Batu sandung itu pada saatnya berubah menjadi batu sanding apabila KIH kokoh pada pendirian mendukung ide dan gagasan pemerintahan Jokowi-JK, namun dengan dibarengi catatan pelemahan KMP. Soalnya adalah KMP untuk saat ini masih begitu kuat serta dalam banyak kesempatan kerap memposisikan diri sebagai lawan KIH. Dan batu sandung itu antara lain tampak pada penyusunan nama-nama menteri yang akan dipilih.

Tim Transisi Jokowi-JK yang sudah dibubarkan, namun masih mempekerjakan mantan deputinya dalam rekrutmen calon menteri (detik.com 3/10), setidaknya menandai bahwa  Jokowi akan mengutamakan background si calon, karakter yang kuat dan bersih alias tak punya kasus masa lalu, dan  secara mendalam naluri paradigma pengambilan kebijakan.
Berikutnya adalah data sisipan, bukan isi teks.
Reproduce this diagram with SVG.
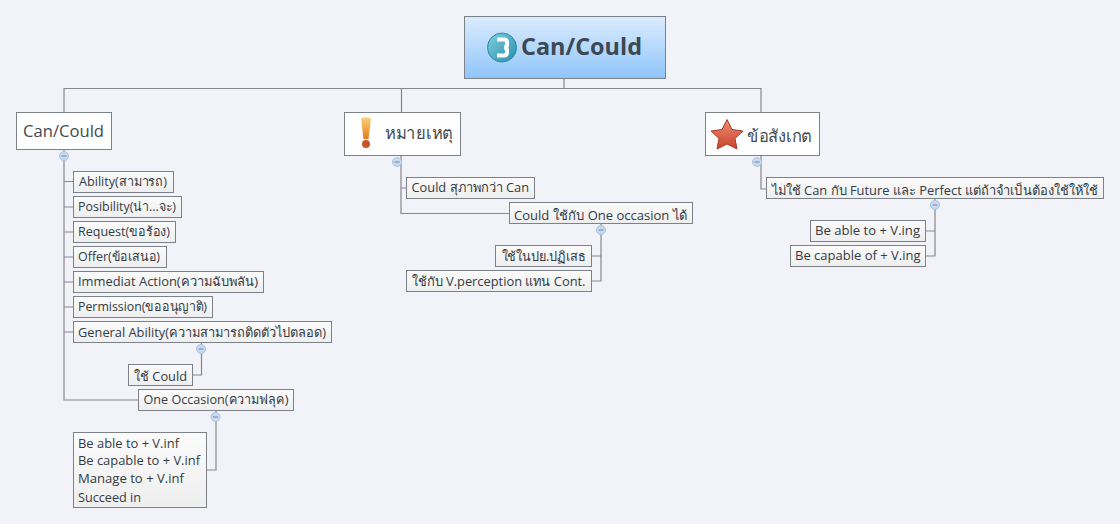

Persyaratan bagus yang harus dimiliki calon menteri itu dapat ditebak akan mampu merealisasikan roda pemerintahan yang bersih dan baik. Good governance dan clean governance kita harapkan bukan sebatas jargon kosong tanpa makna. Berpijak dari prasyarat menjadi menteri era Jokowi-JK yang cukup ribet, kerja dan kerja sebagaimana sering dipaparkan Jokowi mestinya disemangati oleh niat membangun bangsa.

Bangsa yang besar dan bernama Indonesia itu tak lama lagi akan menghadapi tantangan dan kompetisi dengan pihak asing yang lebih terbuka pada 2015. Artinya jikalau pemilihan calon menteri pun kembali tersandung oleh suatu hal, untuk dan atas nama partai politik --dukungan rakyat kepada Jokowi-JK dapat terancam. Agar terhindar dari batu sandung yang tak terkira kerugiannya bagi pembangunan negara, sebaiknyalah menteri-menteri kabinet harus memerankan diri sebagai pembantu kerja presiden dan wakilnya.

Untuk itulah supaya pembantu presiden dapat bekerja dengan baik, menyedikitkan campur tangan partai politik merupakan opsi menarik. Untuk itu pula 16 dari kalangan profesional partai politik, nominator menteri, semoga bukan politisi.***

(rr)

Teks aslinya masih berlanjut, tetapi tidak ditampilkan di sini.